| Written exercise |
All entries below need to be written out exactly, but without their pictures.

| Records provided |
_ _ _ _ _ _ _

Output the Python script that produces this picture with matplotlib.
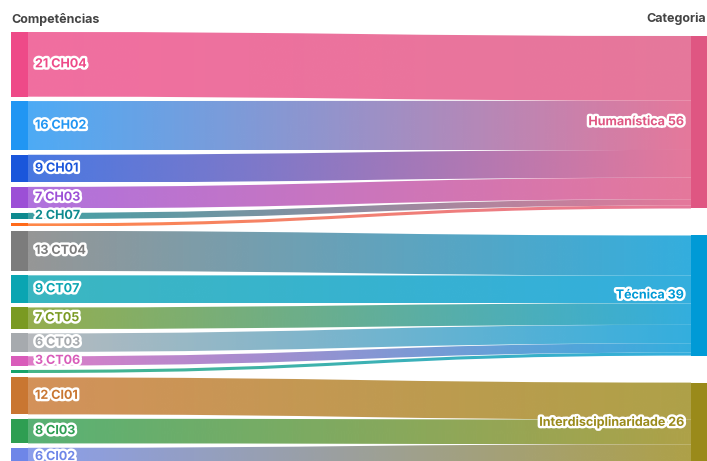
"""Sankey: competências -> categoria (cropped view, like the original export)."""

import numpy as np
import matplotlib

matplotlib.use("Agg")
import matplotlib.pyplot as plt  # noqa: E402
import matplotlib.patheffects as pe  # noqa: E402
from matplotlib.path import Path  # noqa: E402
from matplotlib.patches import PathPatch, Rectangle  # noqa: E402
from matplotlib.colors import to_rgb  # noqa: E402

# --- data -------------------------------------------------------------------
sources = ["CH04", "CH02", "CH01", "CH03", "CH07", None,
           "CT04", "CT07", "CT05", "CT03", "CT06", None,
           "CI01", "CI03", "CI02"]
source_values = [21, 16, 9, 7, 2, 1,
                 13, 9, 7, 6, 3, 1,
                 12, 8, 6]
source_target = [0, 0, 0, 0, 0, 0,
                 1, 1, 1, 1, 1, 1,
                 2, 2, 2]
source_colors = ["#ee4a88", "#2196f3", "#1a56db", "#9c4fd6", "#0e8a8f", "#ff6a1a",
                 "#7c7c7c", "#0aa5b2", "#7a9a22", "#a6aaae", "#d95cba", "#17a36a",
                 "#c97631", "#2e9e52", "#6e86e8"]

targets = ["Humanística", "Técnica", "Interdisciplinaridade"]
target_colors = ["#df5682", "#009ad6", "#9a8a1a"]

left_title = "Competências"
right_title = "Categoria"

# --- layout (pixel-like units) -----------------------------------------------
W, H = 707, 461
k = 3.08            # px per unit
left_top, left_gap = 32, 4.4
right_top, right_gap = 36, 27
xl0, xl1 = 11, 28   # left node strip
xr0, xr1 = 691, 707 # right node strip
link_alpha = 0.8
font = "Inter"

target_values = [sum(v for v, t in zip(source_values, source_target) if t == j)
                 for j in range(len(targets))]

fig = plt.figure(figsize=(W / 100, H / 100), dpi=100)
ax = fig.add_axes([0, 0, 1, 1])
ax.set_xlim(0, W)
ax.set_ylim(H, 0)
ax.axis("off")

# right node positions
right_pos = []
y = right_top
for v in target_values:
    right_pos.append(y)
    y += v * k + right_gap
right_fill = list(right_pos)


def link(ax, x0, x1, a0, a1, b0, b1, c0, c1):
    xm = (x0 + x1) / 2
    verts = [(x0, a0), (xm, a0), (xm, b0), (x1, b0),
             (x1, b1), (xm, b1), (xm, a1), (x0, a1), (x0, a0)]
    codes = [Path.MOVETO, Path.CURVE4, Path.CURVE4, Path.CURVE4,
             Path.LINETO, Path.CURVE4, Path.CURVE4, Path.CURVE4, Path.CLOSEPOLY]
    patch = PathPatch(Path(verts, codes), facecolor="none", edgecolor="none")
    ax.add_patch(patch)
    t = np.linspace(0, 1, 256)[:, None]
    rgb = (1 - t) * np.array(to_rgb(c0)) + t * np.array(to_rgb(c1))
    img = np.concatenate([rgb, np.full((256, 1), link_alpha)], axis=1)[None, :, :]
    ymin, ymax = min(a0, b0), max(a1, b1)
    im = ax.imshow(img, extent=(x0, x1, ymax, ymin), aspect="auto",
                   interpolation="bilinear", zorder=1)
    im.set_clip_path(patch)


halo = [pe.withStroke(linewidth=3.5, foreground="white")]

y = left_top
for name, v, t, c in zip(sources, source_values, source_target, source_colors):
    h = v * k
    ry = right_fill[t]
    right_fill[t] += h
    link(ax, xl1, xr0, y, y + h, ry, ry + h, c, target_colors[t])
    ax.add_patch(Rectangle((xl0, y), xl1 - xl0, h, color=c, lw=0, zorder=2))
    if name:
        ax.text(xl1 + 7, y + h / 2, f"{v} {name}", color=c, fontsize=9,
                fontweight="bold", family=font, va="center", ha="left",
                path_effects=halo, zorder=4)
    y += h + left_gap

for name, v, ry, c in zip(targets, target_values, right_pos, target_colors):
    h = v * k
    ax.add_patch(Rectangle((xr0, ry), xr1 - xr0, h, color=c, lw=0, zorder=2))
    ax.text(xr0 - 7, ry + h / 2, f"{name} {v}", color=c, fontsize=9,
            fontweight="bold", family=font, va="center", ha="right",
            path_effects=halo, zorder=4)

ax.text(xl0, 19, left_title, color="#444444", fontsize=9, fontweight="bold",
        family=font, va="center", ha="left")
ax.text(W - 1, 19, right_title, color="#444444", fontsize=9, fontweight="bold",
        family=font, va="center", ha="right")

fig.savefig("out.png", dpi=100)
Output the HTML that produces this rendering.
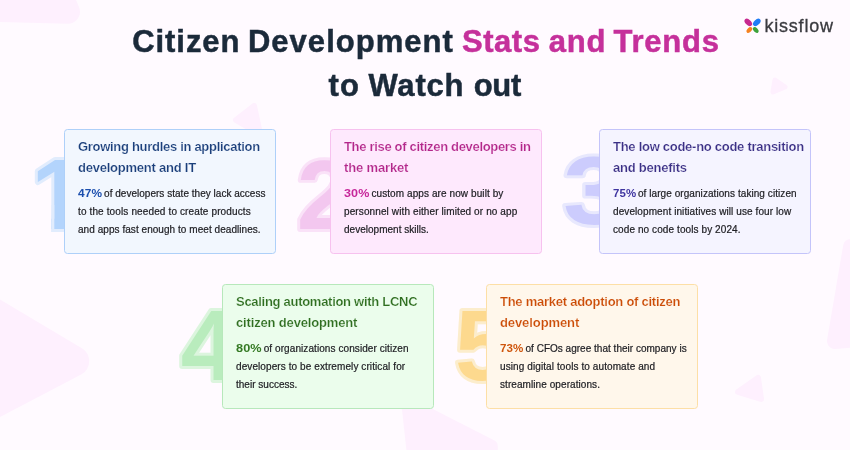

_ _ _ _ _ _ _

| Answer for the task |
Output the Python script that produces this picture with matplotlib.
"""Sankey: competências -> categoria (cropped view, like the original export)."""

import numpy as np
import matplotlib

matplotlib.use("Agg")
import matplotlib.pyplot as plt  # noqa: E402
import matplotlib.patheffects as pe  # noqa: E402
from matplotlib.path import Path  # noqa: E402
from matplotlib.patches import PathPatch, Rectangle  # noqa: E402
from matplotlib.colors import to_rgb  # noqa: E402

# --- data -------------------------------------------------------------------
sources = ["CH04", "CH02", "CH01", "CH03", "CH07", None,
           "CT04", "CT07", "CT05", "CT03", "CT06", None,
           "CI01", "CI03", "CI02"]
source_values = [21, 16, 9, 7, 2, 1,
                 13, 9, 7, 6, 3, 1,
                 12, 8, 6]
source_target = [0, 0, 0, 0, 0, 0,
                 1, 1, 1, 1, 1, 1,
                 2, 2, 2]
source_colors = ["#ee4a88", "#2196f3", "#1a56db", "#9c4fd6", "#0e8a8f", "#ff6a1a",
                 "#7c7c7c", "#0aa5b2", "#7a9a22", "#a6aaae", "#d95cba", "#17a36a",
                 "#c97631", "#2e9e52", "#6e86e8"]

targets = ["Humanística", "Técnica", "Interdisciplinaridade"]
target_colors = ["#df5682", "#009ad6", "#9a8a1a"]

left_title = "Competências"
right_title = "Categoria"

# --- layout (pixel-like units) -----------------------------------------------
W, H = 707, 461
k = 3.08            # px per unit
left_top, left_gap = 32, 4.4
right_top, right_gap = 36, 27
xl0, xl1 = 11, 28   # left node strip
xr0, xr1 = 691, 707 # right node strip
link_alpha = 0.8
font = "Inter"

target_values = [sum(v for v, t in zip(source_values, source_target) if t == j)
                 for j in range(len(targets))]

fig = plt.figure(figsize=(W / 100, H / 100), dpi=100)
ax = fig.add_axes([0, 0, 1, 1])
ax.set_xlim(0, W)
ax.set_ylim(H, 0)
ax.axis("off")

# right node positions
right_pos = []
y = right_top
for v in target_values:
    right_pos.append(y)
    y += v * k + right_gap
right_fill = list(right_pos)


def link(ax, x0, x1, a0, a1, b0, b1, c0, c1):
    xm = (x0 + x1) / 2
    verts = [(x0, a0), (xm, a0), (xm, b0), (x1, b0),
             (x1, b1), (xm, b1), (xm, a1), (x0, a1), (x0, a0)]
    codes = [Path.MOVETO, Path.CURVE4, Path.CURVE4, Path.CURVE4,
             Path.LINETO, Path.CURVE4, Path.CURVE4, Path.CURVE4, Path.CLOSEPOLY]
    patch = PathPatch(Path(verts, codes), facecolor="none", edgecolor="none")
    ax.add_patch(patch)
    t = np.linspace(0, 1, 256)[:, None]
    rgb = (1 - t) * np.array(to_rgb(c0)) + t * np.array(to_rgb(c1))
    img = np.concatenate([rgb, np.full((256, 1), link_alpha)], axis=1)[None, :, :]
    ymin, ymax = min(a0, b0), max(a1, b1)
    im = ax.imshow(img, extent=(x0, x1, ymax, ymin), aspect="auto",
                   interpolation="bilinear", zorder=1)
    im.set_clip_path(patch)


halo = [pe.withStroke(linewidth=3.5, foreground="white")]

y = left_top
for name, v, t, c in zip(sources, source_values, source_target, source_colors):
    h = v * k
    ry = right_fill[t]
    right_fill[t] += h
    link(ax, xl1, xr0, y, y + h, ry, ry + h, c, target_colors[t])
    ax.add_patch(Rectangle((xl0, y), xl1 - xl0, h, color=c, lw=0, zorder=2))
    if name:
        ax.text(xl1 + 7, y + h / 2, f"{v} {name}", color=c, fontsize=9,
                fontweight="bold", family=font, va="center", ha="left",
                path_effects=halo, zorder=4)
    y += h + left_gap

for name, v, ry, c in zip(targets, target_values, right_pos, target_colors):
    h = v * k
    ax.add_patch(Rectangle((xr0, ry), xr1 - xr0, h, color=c, lw=0, zorder=2))
    ax.text(xr0 - 7, ry + h / 2, f"{name} {v}", color=c, fontsize=9,
            fontweight="bold", family=font, va="center", ha="right",
            path_effects=halo, zorder=4)

ax.text(xl0, 19, left_title, color="#444444", fontsize=9, fontweight="bold",
        family=font, va="center", ha="left")
ax.text(W - 1, 19, right_title, color="#444444", fontsize=9, fontweight="bold",
        family=font, va="center", ha="right")

fig.savefig("out.png", dpi=100)
Output the HTML that produces this rendering.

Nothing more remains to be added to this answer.